Article 9: Exoneration
To the fullest extent permitted by Maryland statutory or decisional law, as amended or interpreted, no director or officer of this Corporation shall be personally liable to the Corporation or its members for money damages; provided, however, that the foregoing limitation of director and officer liability shall only be to the extent permitted of organizations which are exempt from Federal income tax under section 501(c)(3) of the Internal Revenue Code of 1986) or the corresponding provisions of any future United States Internal Revenue Law). No amendment of the Articles of Incorporation or repeal of any of its provisions shall limit or eliminate the benefits provided to directors and officers under this provision with respect to any act or omission which occurred prior to such amendment or repeal.
Article 10: Insurance
The Corporation shall have the power to purchase and maintain insurance on behalf of any person who is or was a director, officer, employee or agent of the Corporation, or who, while a director, officer, employee or agent of the Corporation is or was serving any of the entity at the request of the Corporation, and in any capacity, against any liability, asserted against and incurred by such person in any such capacity or arising out of such person's position, whether or not the Corporation would have the power to indemnify him or her against such liability under the provisions of the Article.

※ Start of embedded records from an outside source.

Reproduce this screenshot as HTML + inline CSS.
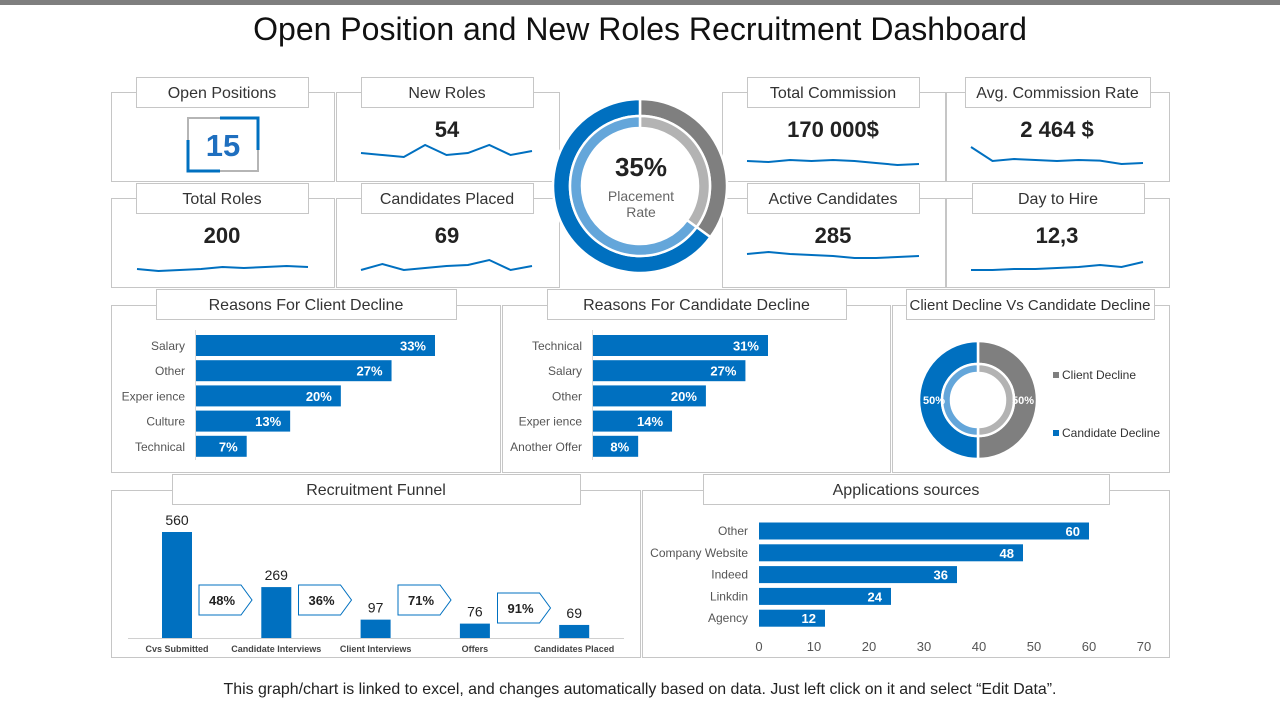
<!DOCTYPE html>
<html><head><meta charset="utf-8">
<style>
html,body{margin:0;padding:0;background:#fff;}
svg{display:block;font-family:"Liberation Sans",Arial,sans-serif;}
</style></head>
<body>
<svg id="s" width="1280" height="720" viewBox="0 0 1280 720" xmlns="http://www.w3.org/2000/svg">
<rect x="0" y="0" width="1280" height="5" fill="#7f7f7f"/>
<text x="640" y="40" text-anchor="middle" font-size="32" fill="#111">Open Position and New Roles Recruitment Dashboard</text>
<text x="640" y="694" text-anchor="middle" font-size="15.9" fill="#222">This graph/chart is linked to excel, and changes automatically  based on data. Just left click on it and select “Edit Data”.</text>
<g id="g"></g>
</svg>
<script>
// ---- data ----
const kpiNames = ["Open Positions","New Roles","Total Roles","Candidates Placed","Total Commission","Avg. Commission Rate","Active Candidates","Day to Hire"];
const kpiValues = ["15","54","200","69","170 000$","2 464 $","285","12,3"];
const sparkNewRoles = [4,3,2,8,3,4,8,3,5];
const sparkTotalRoles = [2,1,1.5,2,3,2.5,3,3.5,3];
const sparkCandidatesPlaced = [2,5,2,3,4,4.5,7,2,4];
const sparkTotalCommission = [3,2.5,3.5,3,3.5,3,2,1,1.5];
const sparkAvgCommission = [10,3,4,3.5,3,3.5,3.2,1.5,2];
const sparkActiveCandidates = [4,5,4,3.5,3,2,2,2.5,3];
const sparkDayToHire = [1,1,1.5,1.5,2,2.5,3.5,2.5,5];
const placementRate = 35;
const clientCats = ["Salary","Other","Exper ience","Culture","Technical"];
const clientVals = [33,27,20,13,7];
const candCats = ["Technical","Salary","Other","Exper ience","Another Offer"];
const candVals = [31,27,20,14,8];
const declineSplit = [50,50];
const declineLabels = ["Client Decline","Candidate Decline"];
const funnelCats = ["Cvs Submitted","Candidate Interviews","Client Interviews","Offers","Candidates Placed"];
const funnelVals = [560,269,97,76,69];
const funnelRates = ["48%","36%","71%","91%"];
const srcCats = ["Other","Company Website","Indeed","Linkdin","Agency"];
const srcVals = [60,48,36,24,12];
const srcTicks = [0,10,20,30,40,50,60,70];

const NS="http://www.w3.org/2000/svg";
const G=document.getElementById('g');
function el(tag,attrs,parent,txt){const e=document.createElementNS(NS,tag);for(const k in attrs)e.setAttribute(k,attrs[k]);if(txt!==undefined)e.textContent=txt;(parent||G).appendChild(e);return e;}
const BLUE="#0070c0",GREY="#7f7f7f",BORD="#c6c6c6";

function panel(x,y,w,h,tx,tw,ty,title,name,fs){
  const r=el('rect',{x:x+.5,y:y+.5,width:w,height:h,fill:'#fff',stroke:BORD,'stroke-width':1});
  
  
  const t=el('rect',{x:tx+.5,y:ty+.5,width:tw,height:30,fill:'#fff',stroke:BORD,'stroke-width':1});
  
  
  const tt=el('text',{x:tx+tw/2,y:ty+21,'text-anchor':'middle','font-size':fs||16,fill:'#333'},null,title);
  
  
}
const kp=[[111,92,136,0],[336,92,361,1],[111,198,136,2],[336,198,361,3],[722,92,747,4],[946,92,965,5],[722,198,747,6],[946,198,972,7]];
const tws=[172,172,172,172,172,185,172,172];
kp.forEach((p,i)=>{panel(p[0],p[1],223,89,p[2],tws[i],p[1]-15,kpiNames[p[3]],'kpi-'+i);});
kp.forEach((p,i)=>{ if(i===0)return;
  const t=el('text',{x:p[0]+111,y:p[1]+45,'text-anchor':'middle','font-size':22,'font-weight':'bold',fill:'#222'},null,kpiValues[i]);
  
  
});
el('rect',{x:188,y:118,width:70,height:53,fill:'none',stroke:'#b5b5b5','stroke-width':2});
el('path',{d:'M220 118 H258 V150 M188 140 V171 H220',fill:'none',stroke:BLUE,'stroke-width':3});
const op=el('text',{x:223,y:156,'text-anchor':'middle','font-size':31,'font-weight':'bold',fill:'#1f6fbf'},null,kpiValues[0]);


function spark(vals,x0,x1,base,name){
  const step=(x1-x0)/(vals.length-1);
  const pts=vals.map((v,i)=>(x0+i*step).toFixed(1)+','+(base-2*v).toFixed(1)).join(' ');
  const p=el('polyline',{points:pts,fill:'none',stroke:BLUE,'stroke-width':2});
  
  
}
spark(sparkNewRoles,361,532,161,'new-roles-sparkline');
spark(sparkTotalRoles,137,308,273,'total-roles-sparkline');
spark(sparkCandidatesPlaced,361,532,274,'candidates-placed-sparkline');
spark(sparkTotalCommission,747,919,167,'total-commission-sparkline');
spark(sparkAvgCommission,971,1143,167,'avg-commission-sparkline');
spark(sparkActiveCandidates,747,919,262,'active-candidates-sparkline');
spark(sparkDayToHire,971,1143,272,'day-to-hire-sparkline');

function arc(cx,cy,r0,r1,a0,a1,fill,name){
  const large=(a1-a0)>Math.PI?1:0;
  const p=(r,a)=>(cx+r*Math.sin(a)).toFixed(2)+' '+(cy-r*Math.cos(a)).toFixed(2);
  const d='M'+p(r1,a0)+' A'+r1+' '+r1+' 0 '+large+' 1 '+p(r1,a1)+' L'+p(r0,a1)+' A'+r0+' '+r0+' 0 '+large+' 0 '+p(r0,a0)+'Z';
  const e=el('path',{d:d,fill:fill,stroke:'#fff','stroke-width':2.5});
  
  
}
const T=2*Math.PI;
const aP=placementRate/100*T;
arc(640,186,70,87,0,aP,GREY,'placement-slice-outer');
arc(640,186,70,87,aP,T-0.0001,BLUE,'remaining-slice-outer');
arc(640,186,58,70,0,aP,'#b3b3b3','placement-slice-inner');
arc(640,186,58,70,aP,T-0.0001,'#64a6da','remaining-slice-inner');
let t=el('text',{x:641,y:176,'text-anchor':'middle','font-size':26,'font-weight':'bold',fill:'#222'},null,placementRate+'%');


el('text',{x:641,y:201,'text-anchor':'middle','font-size':14,fill:'#666'},null,'Placement');
el('text',{x:641,y:217,'text-anchor':'middle','font-size':14,fill:'#666'},null,'Rate');

panel(111,305,389,167,156,300,289,'Reasons For Client Decline','client-decline',16);
panel(502,305,388,167,547,299,289,'Reasons For Candidate Decline','candidate-decline',16);
panel(892,305,277,167,906,248,289,'Client Decline Vs Candidate Decline','decline-compare',15);
function hbars(cats,vals,x0,scale,prefix){
  el('line',{x1:x0-0.5,y1:330,x2:x0-0.5,y2:460,stroke:'#d9d9d9'});
  cats.forEach((c,i)=>{
    const yc=345.5+i*25.2, w=vals[i]*scale;
    const r=el('rect',{x:x0,y:yc-10.5,width:w,height:21,fill:BLUE});
    
    
    el('text',{x:x0-11,y:yc+4.5,'text-anchor':'end','font-size':12,fill:'#555'},null,c);
    el('text',{x:x0+w-9,y:yc+5,'text-anchor':'end','font-size':13,'font-weight':'bold',fill:'#fff'},null,vals[i]+'%');
  });
}
hbars(clientCats,clientVals,196,239/33,'client-decline');
hbars(candCats,candVals,593,175/31,'candidate-decline');
const aD=declineSplit[0]/100*T;
arc(978,400,36,59,0,aD,GREY,'client-decline-slice');
arc(978,400,36,59,aD,T-0.0001,BLUE,'candidate-decline-slice');
arc(978,400,27,36,0,aD,'#b3b3b3','client-decline-inner');
arc(978,400,27,36,aD,T-0.0001,'#64a6da','candidate-decline-inner');
el('text',{x:1023,y:404,'text-anchor':'middle','font-size':11,'font-weight':'bold',fill:'#fff'},null,declineSplit[0]+'%');
el('text',{x:934,y:404,'text-anchor':'middle','font-size':11,'font-weight':'bold',fill:'#fff'},null,declineSplit[1]+'%');
[[GREY,377],[BLUE,435]].forEach((l,i)=>{
  const r=el('rect',{x:1053,y:l[1]-5,width:6,height:6,fill:l[0]});
  
  
  el('text',{x:1062,y:l[1]+2,'font-size':12,fill:'#333'},null,declineLabels[i]);
});

panel(111,490,529,167,172,408,474,'Recruitment Funnel','funnel',16);
el('line',{x1:128,y1:638.5,x2:624,y2:638.5,stroke:'#d0d0d0'});
const fScale=106/560;
funnelCats.forEach((c,i)=>{
  const xc=177+i*99.3, h=funnelVals[i]*fScale;
  const r=el('rect',{x:xc-15,y:638-h,width:30,height:h,fill:BLUE});
  
  
  el('text',{x:xc,y:638-h-7,'text-anchor':'middle','font-size':14,fill:'#222'},null,funnelVals[i]);
  el('text',{x:xc,y:652,'text-anchor':'middle','font-size':9,'font-weight':'bold',fill:'#444'},null,c);
});
funnelRates.forEach((r,i)=>{
  const x=199+i*99.5, y=i===3?593:585;
  const p=el('path',{d:`M${x} ${y} H${x+42} L${x+53} ${y+15} L${x+42} ${y+30} H${x} Z`,fill:'#fff',stroke:BLUE,'stroke-width':1});
  
  
  el('text',{x:x+23,y:y+20,'text-anchor':'middle','font-size':13,'font-weight':'bold',fill:'#222'},null,r);
});

panel(642,490,527,167,703,406,474,'Applications sources','sources',16);
const sx0=759, sScale=(1144-759)/70;
srcCats.forEach((c,i)=>{
  const yc=531+i*21.8, w=srcVals[i]*sScale;
  const r=el('rect',{x:sx0,y:yc-8.5,width:w,height:17,fill:BLUE});
  
  
  el('text',{x:sx0-11,y:yc+4,'text-anchor':'end','font-size':12,fill:'#555'},null,c);
  el('text',{x:sx0+w-9,y:yc+5,'text-anchor':'end','font-size':13,'font-weight':'bold',fill:'#fff'},null,srcVals[i]);
});
srcTicks.forEach(v=>{
  const tx=el('text',{x:sx0+v*sScale,y:651,'text-anchor':'middle','font-size':13,fill:'#555'},null,v);
  
  
});
</script>
</body></html>
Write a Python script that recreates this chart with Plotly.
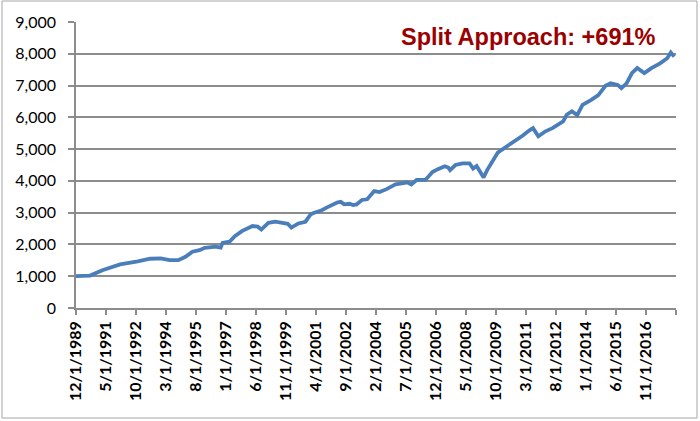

Article 11: Conflicts of Interest
Any director, officer, or member having an interest in a contract or other transaction or determination presented to the Board of Directors for recommendation, authorization, approval or ratification shall give prompt, full and frank disclosure of his or her interest to the Board of Directors prior to its acting on such contract or transaction. The Board of Directors shall thereupon determine, by majority vote, whether the disclosure shows that a conflict of interest exists or can reasonably be construed to exist. If a conflict is deemed to exist, such person shall not vote on, nor use his or her personal influence on, nor participate (other than to present factual information or to respond to questions) in the discussions or deliberations with respect to such contact, transaction or determination. Such person may not be counted in determining the existence of a quorum at any meeting where the contract, transaction, or determination is under discussion or is being voted upon. The minutes of the meeting shall reflect the disclosure made, the vote thereon and, where applicable the abstention from voting and participation, and whether a quorum was present.